Holding — Richardson, P.J.
- The Court of Appeals of the State of Oregon reversed the trial court's decision and remanded the case with instructions to enter judgment for Dowdy.
Rule
- An insurance policy cannot exclude coverage for bodily injury to relatives residing in the same household as the insured if such exclusion is not permitted by the Financial Responsibility Law.
Reasoning
- The Court of Appeals reasoned that the family exclusion clause in Allstate's policy was not consistent with the requirements of the Financial Responsibility Law.
- The court highlighted that the law did not allow for the exclusion of liability coverage for relatives living in the same household as the insured.
- The court found that while the law permits certain exclusions, it did not list bodily injury to resident relatives as one of them.
- Therefore, excluding coverage for such relatives contradicted the purpose of the Financial Responsibility Law, which aimed to protect victims of vehicular accidents.
- The court determined that this exclusion would hinder the ability to respond in damages for liability arising from vehicle accidents, which the law sought to ensure.
- As a result, the court concluded that the family exclusion clause was unenforceable in this context.
Deep Dive: How the Court Reached Its Decision
Court's Interpretation of the Financial Responsibility Law
The court began by examining the Financial Responsibility Law, specifically ORS chapter 486, which outlines the requirements for automobile liability insurance in Oregon. It noted that the law aims to ensure that vehicle owners have the capacity to respond financially for damages arising from vehicle accidents. The court highlighted that ORS 486.546 enumerates specific exclusions that are permissible in liability insurance policies, but it does not include bodily injury to resident relatives of the insured among those exclusions. This omission indicated to the court that the legislature did not intend to allow such exclusions under the law, thereby reinforcing the principle that insurance policies must provide coverage to protect all potential victims, including family members living in the same household. The court reasoned that allowing the family exclusion clause to stand would contradict the very purpose of the Financial Responsibility Law, which is to protect innocent victims of vehicular accidents from being left without recourse for damages. Therefore, the court found that the family exclusion clause in Allstate's policy was not only inconsistent with the law but also unenforceable.
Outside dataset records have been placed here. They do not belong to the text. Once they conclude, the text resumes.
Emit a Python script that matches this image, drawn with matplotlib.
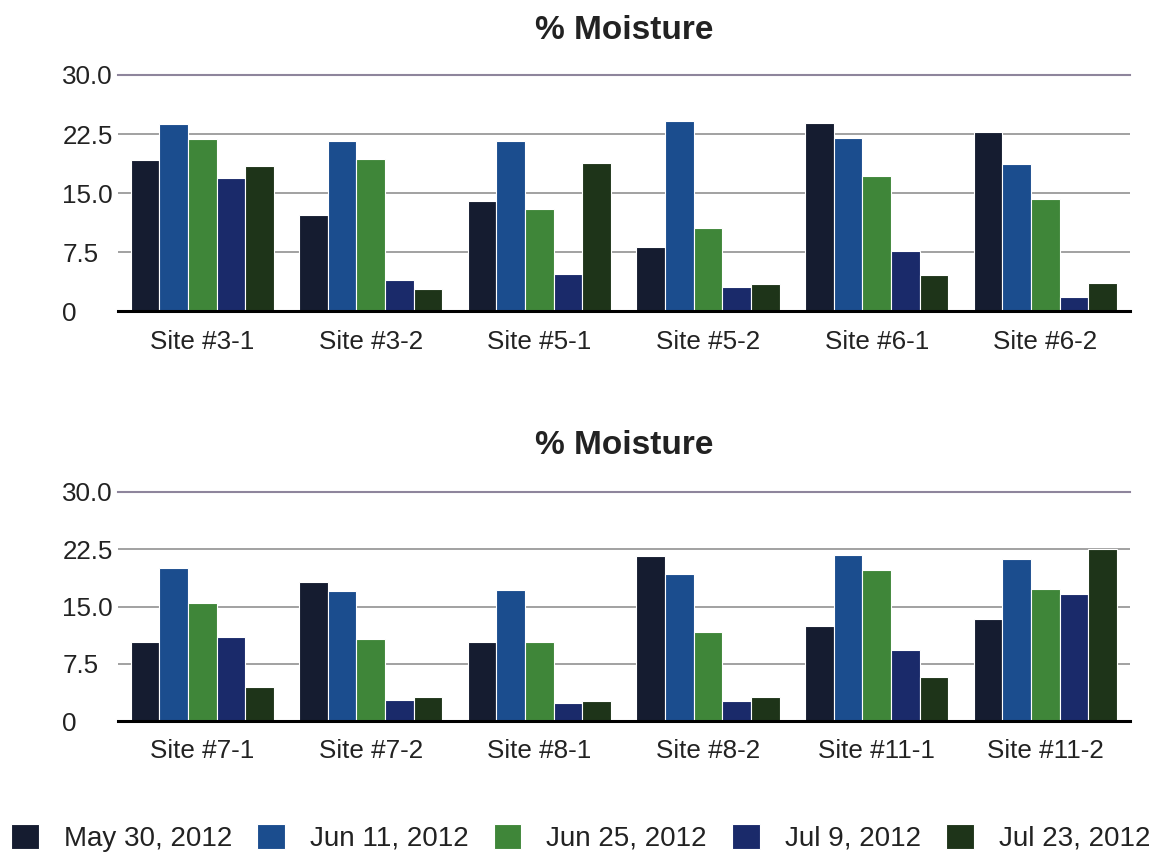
import matplotlib
matplotlib.use("Agg")
import matplotlib.pyplot as plt
import numpy as np

plt.rcParams['font.family'] = ['Liberation Sans', 'DejaVu Sans']

# data
sites_top = ["Site #3-1", "Site #3-2", "Site #5-1", "Site #5-2", "Site #6-1", "Site #6-2"]
sites_bottom = ["Site #7-1", "Site #7-2", "Site #8-1", "Site #8-2", "Site #11-1", "Site #11-2"]
dates = ["May 30, 2012", "Jun 11, 2012", "Jun 25, 2012", "Jul 9, 2012", "Jul 23, 2012"]

may30_top = [19.2, 12.2, 14.0, 8.1, 23.9, 22.7]
jun11_top = [23.8, 21.6, 21.6, 24.1, 22.0, 18.7]
jun25_top = [21.9, 19.3, 13.0, 10.5, 17.2, 14.2]
jul9_top = [16.9, 3.9, 4.7, 3.0, 7.6, 1.8]
jul23_top = [18.4, 2.8, 18.8, 3.4, 4.6, 3.6]

may30_bot = [10.4, 18.2, 10.4, 21.6, 12.4, 13.4]
jun11_bot = [20.0, 17.0, 17.2, 19.3, 21.7, 21.2]
jun25_bot = [15.5, 10.8, 10.4, 11.6, 19.8, 17.3]
jul9_bot = [11.0, 2.8, 2.4, 2.6, 9.3, 16.6]
jul23_bot = [4.4, 3.1, 2.6, 3.2, 5.8, 22.5]

yticks = [0, 7.5, 15, 22.5, 30]
ytick_labels = ["0", "7.5", "15.0", "22.5", "30.0"]

colors = ["#151c30", "#1b4d8e", "#3f8639", "#1a2a6a", "#1e3419"]
text_col = "#222222"

fig = plt.figure(figsize=(11.67, 8.63), dpi=100)
ax1 = fig.add_axes([0.101, 0.6396, 0.867, 0.2735])
ax2 = fig.add_axes([0.101, 0.1645, 0.867, 0.2654])

bar_w = 0.17


def draw(ax, sites, series, title_pad, x_pad):
    x = np.arange(len(sites))
    for i, vals in enumerate(series):
        ax.bar(x + (i - 2) * bar_w, vals, bar_w, color=colors[i],
               edgecolor="white", linewidth=0.8, label=dates[i], zorder=3)
    ax.set_xlim(-0.5, len(sites) - 0.5)
    ax.set_ylim(0, 30)
    ax.set_xticks(x)
    ax.set_xticklabels(sites, fontsize=18.7, color=text_col)
    ax.set_yticks(yticks)
    ax.set_yticklabels(ytick_labels, fontsize=18.7, color=text_col)
    for lab in ax.get_yticklabels():
        lab.set_horizontalalignment('left')
    ax.tick_params(axis='y', length=0, pad=40)
    ax.tick_params(axis='x', length=0, pad=x_pad)
    for s in ['top', 'right', 'left']:
        ax.spines[s].set_visible(False)
    ax.spines['bottom'].set_color('black')
    ax.spines['bottom'].set_linewidth(2.2)
    ax.spines['bottom'].set_zorder(4)
    for v in yticks[1:-1]:
        ax.axhline(v, color="#9a9a9a", linewidth=1.3, zorder=1)
    ax.axhline(30, color="#8e859c", linewidth=1.5, zorder=1, clip_on=False)
    ax.set_title("% Moisture", fontsize=24, fontweight='bold', color=text_col, pad=title_pad)


draw(ax1, sites_top, [may30_top, jun11_top, jun25_top, jul9_top, jul23_top], 26, 14)
draw(ax2, sites_bottom, [may30_bot, jun11_bot, jun25_bot, jul9_bot, jul23_bot], 27, 13)

handles, labels = ax1.get_legend_handles_labels()
leg = fig.legend(handles, labels, ncol=5, loc='lower left',
                 bbox_to_anchor=(0.0, 0.0, 0.995, 0.047), mode='expand',
                 frameon=False, fontsize=20, handlelength=1.0, handleheight=1.0,
                 handletextpad=0.9, borderaxespad=0.0, labelcolor=text_col)

plt.savefig("out.png", dpi=100, facecolor='white')
plt.close()
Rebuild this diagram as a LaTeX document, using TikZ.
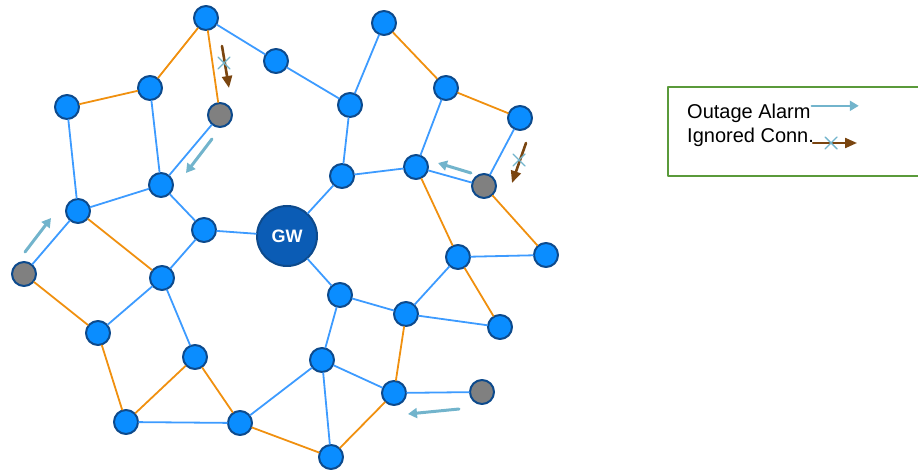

Analysis of the Family Exclusion Clause
The court further analyzed the implications of the family exclusion clause in the context of the specific facts of the case. It noted that while the clause aimed to limit coverage for relatives residing with the insured, this limitation restricted the ability of the insured to respond in damages for liabilities that could arise from their actions, particularly in cases of negligence. The court emphasized that the legal framework should prioritize the protection of victims, including family members, over the insurer's interest in limiting liability. The court distinguished between the insured and their relatives, arguing that the exclusion of relatives from coverage was unreasonable and did not align with the legislative intent behind the Financial Responsibility Law. The court expressed that the exclusion created an inconsistency with the law’s requirement that policies should cover all “persons” affected by the negligent operation of a vehicle, a term which includes relatives living in the same household. Thus, the court concluded that the clause was overly broad and unjustly denied the plaintiff her rightful claim for damages.
Precedent Considerations
In its reasoning, the court also considered existing precedents concerning family exclusion clauses but ultimately found them not directly applicable to the case at hand. It acknowledged that previous cases, such as Lee v. State Farm Auto Ins. and State Farm v. Baughman, had upheld the validity of family exclusions in insurance policies. However, the court pointed out that those cases did not address the specific implications of the Financial Responsibility Law regarding the inclusion of family members in coverage. The court explained that the legislative landscape had changed since those decisions, particularly with the introduction of ORS 743.792, which defined uninsured motor vehicles and clarified the requirements for liability coverage. It asserted that the current statutory framework took precedence over earlier interpretations that did not consider the full scope of legislative intent behind the Financial Responsibility Law. Thus, while acknowledging the relevance of past rulings, the court maintained that the specific statutory context required a different outcome in this case.
Outcome and Implications
Ultimately, the court reversed the trial court's decision and remanded the case with instructions to enter judgment for the plaintiff, Dowdy. The court's ruling underscored the importance of ensuring that insurance policies comply with statutory requirements that prioritize coverage for all potential victims of vehicular accidents. By invalidating the family exclusion clause, the court reinforced the notion that liability insurance must be comprehensive enough to provide protection for family members residing with the insured. The decision emphasized the overarching policy goal of the Financial Responsibility Law to protect innocent victims from being denied compensation for injuries sustained due to another's negligence. This ruling established a precedent that could influence future interpretations of insurance policy exclusions and the enforceability of similar clauses under the Financial Responsibility Law. The court's decision highlighted the legislative intent to protect a wide range of individuals affected by automotive negligence, ensuring that coverage extends to those who might otherwise be excluded under restrictive policy provisions.